Closed dpryan79 closed 6 years ago
In fact, the creation of the "saf" file is a terrible idea, you end up quantifying intronic reads from pre-mRNAs and other random things (unannotated miRNAs and expressed repeats). There's a time when such things are useful, but that should simply never be the default.
The generated SAF files have transcript entries rather than exon entries.
I'll have a PR for this shortly, I expect. The BED files generated from this are used elsewhere. I wonder why they're made, though, since we already have transcript BED files (genes_bed
).
mhmmm that's weird, I havn't done this SAF stuff...sure, exon counting is wanted.

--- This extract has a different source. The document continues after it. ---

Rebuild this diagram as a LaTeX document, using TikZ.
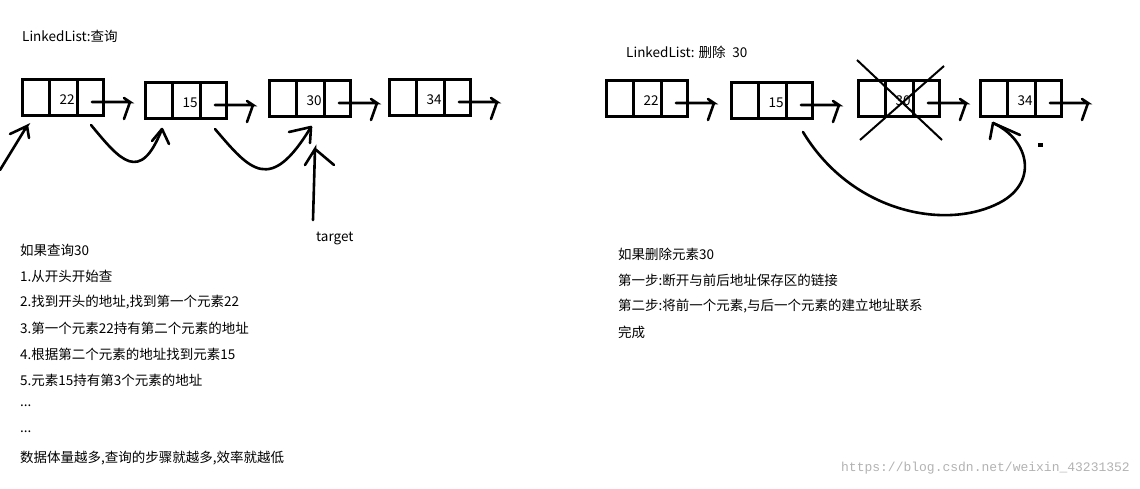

I'm accumulating some changes in my WIP PR.
Anyway, I think the current code goes back to the pre-snakemake days...though I have to wonder why it was done back then too.
one reason to have extra bed files was for single cell RNA workflow, where I wanted to filter out pseudogenes based on biotype...yeah, the SAF part might com from the python workflow we once had
Maybe it was done previously by fabian back when featurecounts used SAF format as default? (although it always accepted GTF as an option so I can't think of a clear reason to use SAF anyway)
rule "annotation_bed2fasta" in filter_annotation.snakefile seem to be also a bit wrong. it is missing the "--split" and "-s" options to "bedtools getfasta". Or I'm totally confused now?
This rule is used to create the input fasta file for salmon!
coming back to the OT, by using the "Annotation/genes.filtered.gtf" as input to featureCounts and the default --filter_annotation option (which is empty), the workflow used the full gtf (like gencode m15) file as give in the organism config file....
I added filtered gtf as input to featurecounts in this commit
Is there a reason that GTF files are munged beyond recognition in the RNA-seq workflow? They're fine as is for bulk RNA-seq and we can't even report that "we used Gencode m15" in the methods if we modify the crap out of them.